* [WHAT IS REQUIRED]:
Begin at the top of the entries below and write out every line through the one containing "return x / W", excluding pictures.
::::::::
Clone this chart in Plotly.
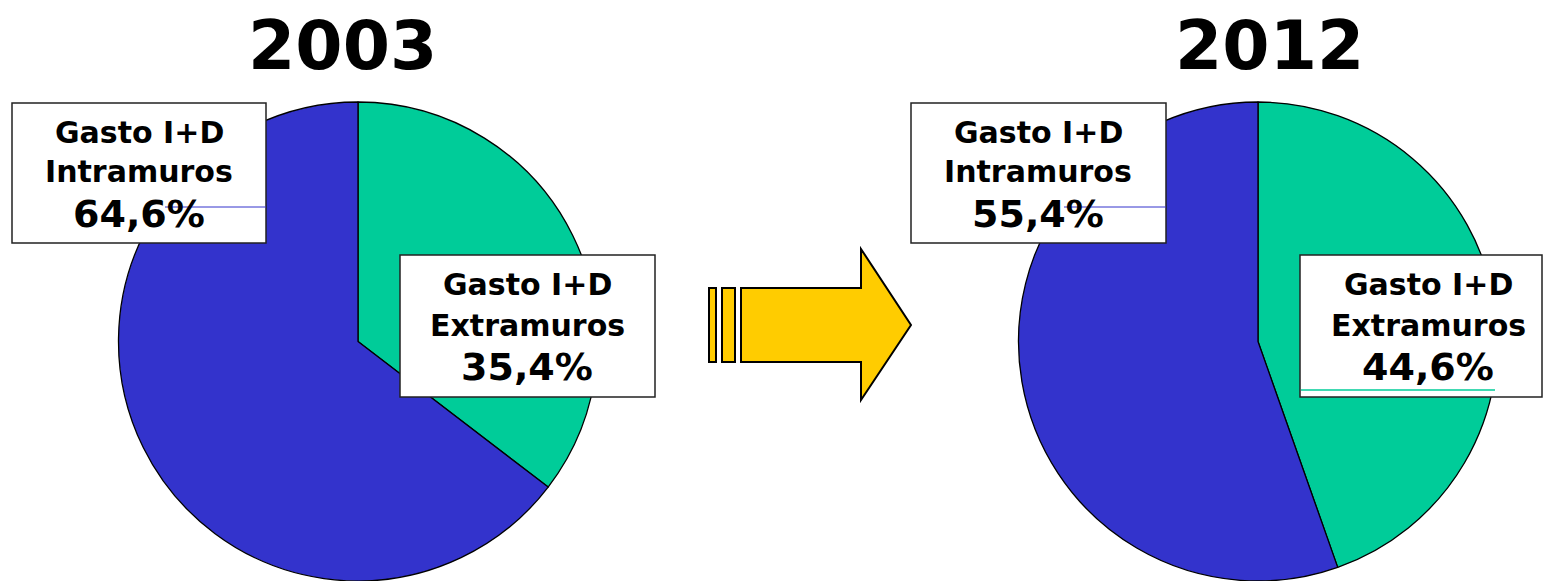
import plotly.graph_objects as go

W, H = 1543, 581

categories = ["Gasto I+D Extramuros", "Gasto I+D Intramuros"]
values_2003 = [35.4, 64.6]
values_2012 = [44.6, 55.4]
years = ["2003", "2012"]
colors = ["#00CC99", "#3333CC"]

def px(x):
    return x / W

def py(y):
    return 1 - y / H

fig = go.Figure()
pie_domains_x = [(118, 598), (1018, 1498)]
for vals, (x0, x1) in zip([values_2003, values_2012], pie_domains_x):
    fig.add_trace(go.Pie(
        labels=categories, values=vals, sort=False, direction="clockwise",
        rotation=0, textinfo="none", hoverinfo="label+percent",
        marker=dict(colors=colors, line=dict(color="black", width=1.3)),
        domain=dict(x=[px(x0), px(x1)], y=[0, py(102)]),
        showlegend=False,
    ))

shapes = []
# arrow
arrow_style = dict(type="path", xref="paper", yref="paper", fillcolor="#FFCC00",
                   line=dict(color="black", width=2), layer="above")
def rect_path(x0, y0, x1, y1):
    return f"M{px(x0)},{py(y0)} L{px(x1)},{py(y0)} L{px(x1)},{py(y1)} L{px(x0)},{py(y1)} Z"
shapes.append(dict(arrow_style, path=rect_path(709, 288, 716, 362)))
shapes.append(dict(arrow_style, path=rect_path(722, 288, 735, 362)))
pts = [(741, 288), (861, 288), (861, 249), (911, 325), (861, 400), (861, 362), (741, 362)]
path = "M" + " L".join(f"{px(x)},{py(y)}" for x, y in pts) + " Z"
shapes.append(dict(arrow_style, path=path))

# label boxes
boxes = [(12, 103, 266, 243), (400, 255, 655, 397), (911, 103, 1166, 243), (1300, 255, 1542, 397)]
for x0, y0, x1, y1 in boxes:
    shapes.append(dict(type="rect", xref="paper", yref="paper", x0=px(x0), x1=px(x1),
                       y0=py(y1), y1=py(y0), fillcolor="white",
                       line=dict(color="#222222", width=1.5), layer="above"))
# faint artifact lines
shapes.append(dict(type="line", xref="paper", yref="paper", x0=px(165), x1=px(266), y0=py(207), y1=py(207),
                   line=dict(color="#3333CC", width=1), layer="above"))
shapes.append(dict(type="line", xref="paper", yref="paper", x0=px(1064), x1=px(1166), y0=py(207), y1=py(207),
                   line=dict(color="#3333CC", width=1), layer="above"))
shapes.append(dict(type="line", xref="paper", yref="paper", x0=px(1301), x1=px(1495), y0=py(390), y1=py(390),
                   line=dict(color="#00CC99", width=1.5), layer="above"))

annotations = []
font_family = "DejaVu Sans"
for text, cx in zip(years, [342, 1269]):
    annotations.append(dict(text=f"<b>{text}</b>", x=px(cx), y=py(45), xref="paper", yref="paper",
                            showarrow=False, xanchor="center", yanchor="middle",
                            font=dict(family=font_family, size=68, color="black")))

def pct(v):
    return f"{v:.1f}%".replace(".", ",")

label_lines = [
    (139, [("Gasto I+D", 132, 30), ("Intramuros", 172, 30), (pct(values_2003[1]), 214, 38)]),
    (527, [("Gasto I+D", 284, 30), ("Extramuros", 325, 30), (pct(values_2003[0]), 367, 38)]),
    (1038, [("Gasto I+D", 132, 30), ("Intramuros", 172, 30), (pct(values_2012[1]), 214, 38)]),
    (1428, [("Gasto I+D", 284, 30), ("Extramuros", 325, 30), (pct(values_2012[0]), 367, 38)]),
]
for cx, lines in label_lines:
    for text, cy, size in lines:
        annotations.append(dict(text=f"<b>{text}</b>", x=px(cx), y=py(cy), xref="paper", yref="paper",
                                showarrow=False, xanchor="center", yanchor="middle",
                                font=dict(family=font_family, size=size, color="black")))

fig.update_layout(width=W, height=H, margin=dict(l=0, r=0, t=0, b=0),
                  paper_bgcolor="white", plot_bgcolor="white",
                  shapes=shapes, annotations=annotations)
fig.write_html("out.html")
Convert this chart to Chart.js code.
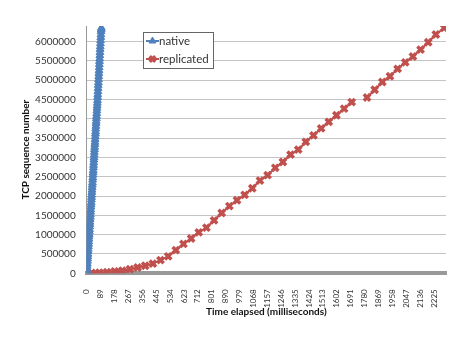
<!DOCTYPE html>
<html>
<head>
<meta charset="utf-8">
<title>TCP sequence number over time</title>
<script src="https://cdn.jsdelivr.net/npm/chart.js@4/dist/chart.umd.min.js"></script>
<style>
  html, body { margin: 0; padding: 0; background: #fff; }
  #seqChart { display: block; }
</style>
</head>
<body>
<canvas id="seqChart" width="474" height="339"></canvas>
<script>
// time (ms) and sequence number samples
const nativeTimes = [0, 1, 2, 3, 4, 5, 6, 7, 8, 9, 10, 11, 12, 13, 14, 15, 16, 17, 18, 19,
  20, 21, 22, 23, 24, 25, 26, 27, 28, 29, 30, 31, 32, 33, 34, 35, 36, 37, 38, 39,
  40, 41, 42, 43, 44, 45, 46, 47, 48, 49, 50, 51, 52, 53, 54, 55, 56, 57, 58, 59,
  60, 61, 62, 63, 64, 65, 66, 67, 68, 69, 70, 71, 72, 73, 74, 75, 76, 77, 78, 79,
  80, 81, 82, 83, 84, 85, 86, 87, 88, 89, 90, 91, 92, 93, 94];
const nativeSeq = [0, 60000, 120000, 190000, 250000, 320000, 380000, 440000, 500000, 570000,
  630000, 700000, 760000, 820000, 890000, 950000, 1010000, 1080000, 1140000, 1210000,
  1270000, 1330000, 1400000, 1460000, 1520000, 1590000, 1650000, 1720000, 1780000, 1840000,
  1910000, 1970000, 2030000, 2100000, 2160000, 2230000, 2290000, 2350000, 2420000, 2480000,
  2550000, 2610000, 2670000, 2740000, 2800000, 2870000, 2940000, 3000000, 3070000, 3140000,
  3210000, 3270000, 3340000, 3400000, 3470000, 3540000, 3610000, 3670000, 3740000, 3810000,
  3880000, 3940000, 4010000, 4070000, 4140000, 4210000, 4280000, 4340000, 4410000, 4480000,
  4560000, 4630000, 4710000, 4790000, 4870000, 4940000, 5020000, 5100000, 5180000, 5250000,
  5330000, 5410000, 5490000, 5560000, 5640000, 5720000, 5800000, 5870000, 5950000, 6030000,
  6110000, 6180000, 6260000, 6310000, 6350000];

const replicatedTimes = [32, 81, 130, 179, 228, 277, 326, 375, 424, 473, 522, 571, 620, 669, 718,
  767, 816, 865, 914, 963, 1012, 1061, 1110, 1159, 1208, 1257, 1306, 1355, 1404, 1453,
  1502, 1551, 1600, 1649, 1698, 1747, 1796, 1845, 1894, 1943, 1992, 2041, 2090, 2139,
  2188, 2237, 2290];
const replicatedSeq = [10000, 15000, 30000, 50000, 65000, 105000, 150000, 195000, 250000, 340000,
  440000, 600000, 760000, 900000, 1060000, 1180000, 1370000, 1560000, 1740000, 1890000,
  2030000, 2200000, 2400000, 2540000, 2730000, 2880000, 3070000, 3200000, 3400000, 3570000,
  3750000, 3920000, 4090000, 4260000, 4430000, null, 4550000, 4750000, 4950000, 5100000,
  5290000, 5460000, 5610000, 5790000, 5980000, 6180000, 6350000];

const timeStep = 89;     // spacing of the time labels
const timeMax = 2302;
const seqStep = 500000;
const seqMax = 6400000;

const FONT = 'Lato, "Liberation Sans", sans-serif';
const BLUE = '#4F81BD';
const RED = '#C0504D';

const toPoints = (xs, ys) => xs.map((x, i) => ({ x, y: ys[i] }));
const onStep = (v, step) => Math.abs(v / step - Math.round(v / step)) < 1e-6;

// legend box drawn inside the plot, line sample + marker per series
const boxLegend = {
  id: 'boxLegend',
  afterDraw(chart) {
    const ctx = chart.ctx;
    const x0 = 143, y0 = 32, w = 70, h = 36;
    ctx.save();
    ctx.fillStyle = '#fff';
    ctx.fillRect(x0, y0, w, h);
    ctx.strokeStyle = '#666';
    ctx.lineWidth = 1;
    ctx.strokeRect(x0 + 0.5, y0 + 0.5, w, h);
    ctx.font = '11.5px ' + FONT;
    ctx.textBaseline = 'middle';
    chart.data.datasets.forEach((ds, i) => {
      const y = y0 + 9 + i * 18;
      ctx.strokeStyle = ds.borderColor;
      ctx.fillStyle = ds.pointBackgroundColor;
      ctx.lineWidth = 2;
      ctx.beginPath();
      ctx.moveTo(x0 + 3, y);
      ctx.lineTo(x0 + 16, y);
      ctx.stroke();
      ctx.lineWidth = ds.pointBorderWidth;
      Chart.helpers.drawPoint(ctx, {
        pointStyle: ds.pointStyle,
        radius: ds.pointRadius - 0.5,
        borderWidth: ds.pointBorderWidth,
        rotation: 0
      }, x0 + 9.5, y);
      ctx.fillStyle = '#333';
      ctx.fillText(ds.label, x0 + 16, y);
    });
    ctx.restore();
  }
};

new Chart(document.getElementById('seqChart'), {
  type: 'line',
  data: {
    datasets: [
      {
        label: 'native',
        data: toPoints(nativeTimes, nativeSeq),
        borderColor: BLUE,
        backgroundColor: BLUE,
        borderWidth: 2,
        pointStyle: 'triangle',
        pointRadius: 4.5,
        pointBorderWidth: 1,
        pointBackgroundColor: BLUE,
        pointBorderColor: BLUE
      },
      {
        label: 'replicated',
        data: toPoints(replicatedTimes, replicatedSeq),
        borderColor: RED,
        backgroundColor: RED,
        borderWidth: 2,
        spanGaps: false,
        pointStyle: 'crossRot',
        pointRadius: 4.5,
        pointBorderWidth: 3.5,
        pointBackgroundColor: RED,
        pointBorderColor: RED
      }
    ]
  },
  options: {
    responsive: false,
    animation: false,
    devicePixelRatio: 1,
    layout: { padding: { top: 26, right: 28, left: 0, bottom: 0 } },
    plugins: {
      legend: { display: false },
      tooltip: { enabled: false }
    },
    scales: {
      x: {
        type: 'linear',
        min: 0,
        max: timeMax,
        grid: { display: false },
        border: { color: '#999', width: 4 },
        ticks: {
          stepSize: timeStep,
          autoSkip: false,
          minRotation: 90,
          maxRotation: 90,
          padding: 8,
          color: '#333',
          font: { family: FONT, size: 8 },
          callback: v => String(v)
        },
        afterBuildTicks: axis => {
          axis.ticks = axis.ticks.filter(t => onStep(t.value, timeStep));
        },
        afterFit: axis => { axis.height = 65.7; },
        title: {
          display: true,
          text: 'Time elapsed (milliseconds)',
          color: '#111',
          font: { family: FONT, size: 10, weight: 'bold' },
          padding: { top: 0, bottom: 21 }
        }
      },
      y: {
        min: 0,
        max: seqMax,
        grid: { color: '#c4c4c4', lineWidth: 1, drawTicks: false },
        border: { color: '#999', width: 1 },
        ticks: {
          stepSize: seqStep,
          autoSkip: false,
          padding: 11,
          color: '#333',
          font: { family: FONT, size: 10 },
          callback: v => String(v)
        },
        afterBuildTicks: axis => {
          const ticks = [];
          for (let v = 0; v <= seqMax; v += seqStep) ticks.push({ value: v });
          axis.ticks = ticks;
        },
        afterFit: axis => { axis.width = 86.7; },
        title: {
          display: true,
          text: 'TCP sequence number',
          color: '#111',
          font: { family: FONT, size: 10, weight: 'bold' },
          padding: { top: 20, bottom: 0 }
        }
      }
    }
  },
  plugins: [boxLegend]
});
</script>
</body>
</html>
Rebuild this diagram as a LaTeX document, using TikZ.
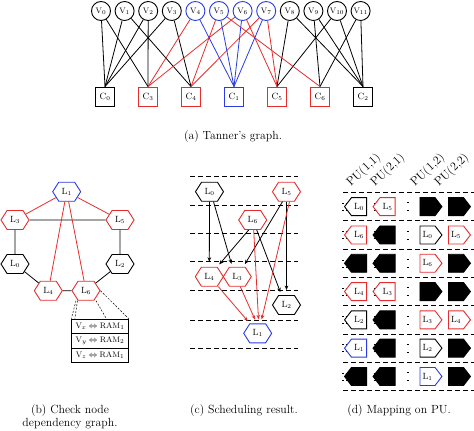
::::::::
* [REPLY TO THE TASK]:
Clone this chart in Plotly.
import plotly.graph_objects as go

W, H = 1543, 581

categories = ["Gasto I+D Extramuros", "Gasto I+D Intramuros"]
values_2003 = [35.4, 64.6]
values_2012 = [44.6, 55.4]
years = ["2003", "2012"]
colors = ["#00CC99", "#3333CC"]

def px(x):
    return x / W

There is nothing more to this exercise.